Monday, April 29, 2013

Kobo's greatest asset? It's not Amazon


The warm welcome for Kobo's new e-reader is hardly surprising given the anti-Amazon feeling at the London Book Fair

Kobo launched a new e-reader at last week's London Book Fair: the Aura HD. Clearly taking aim at Amazon's ever-expanding Kindle lineup, the Aura comes with the highest definition screen of any e-ink device yet, and the fastest processor, meaning it can turn pages quickly and browse the web with ease. Coupled with Kobo's UK focus and its partnership with WH Smith, the lovable old stalwart of the high street, it's no surprise that it was warmly welcomed.
One of the other reasons Kobo is generally liked by the industry is that it's not Amazon. Far from the pleasantries of the Aura launch, another LBF event focused on Amazon's perceived dominance of the market, and particularly its suspected, but largely anecdotal, exploitation of the "grey market" in books. One Spanish publisher complained to Publishing Perspectives that Amazon had been selling imported versions of one of its bestsellers in Spain, thus cutting into its own sales. As a result, they're also counted as exports, meaning lower royalties for the author too.

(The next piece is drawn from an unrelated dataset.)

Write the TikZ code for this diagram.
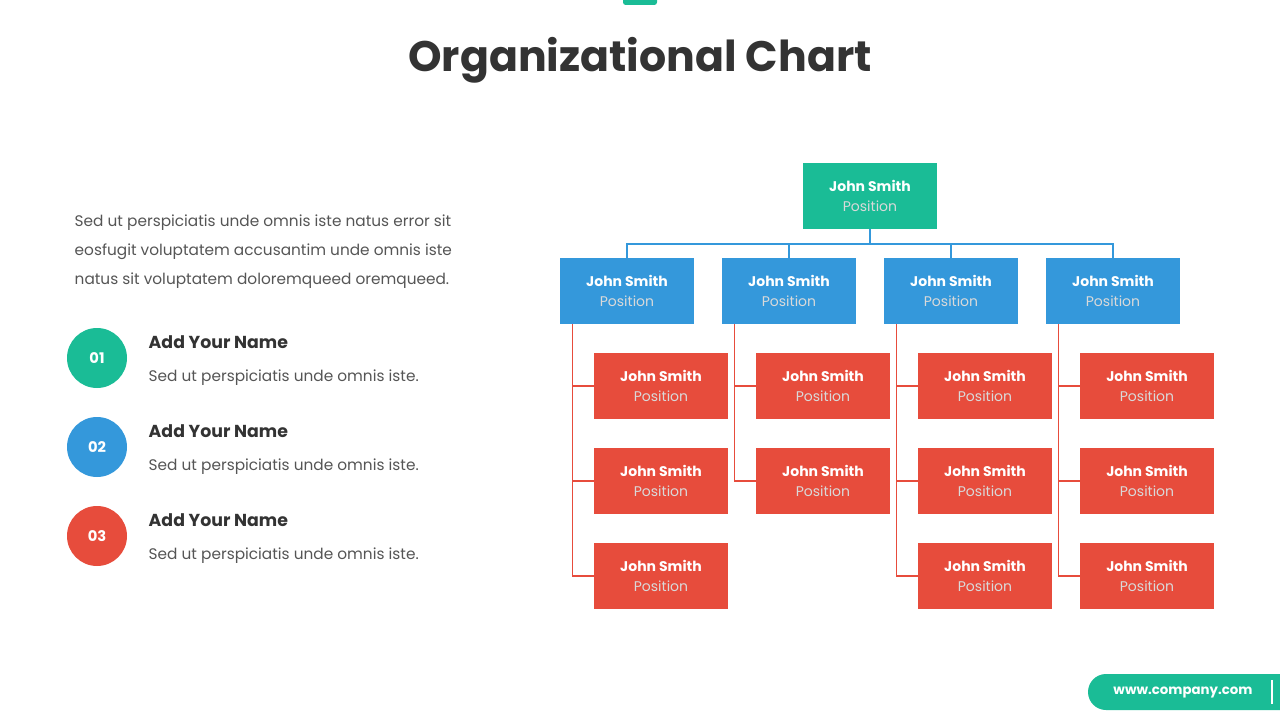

The crux of the Spanish complaint is that Amazon always attributes such transgressions to errors of automation, which can take weeks to correct. In turn, Amazon will blame the complexity of global markets and supply chains. But the same kind of excuses can be brought to bear on even more disturbing events, such as Amazon's rapid parting of ways in February with Hensel European Security Services, a security company in Germany exposed as employing neo-Nazis and harrassing migrant workers. The network is so widespread, who really knows what's going on? A few lines of code in a near-boundless database, a stack of books in a vast warehouse, a couple of employees in a global corporation; all of these are linked by unaccountable systems, and should give readers, as well as publishers, cause for concern.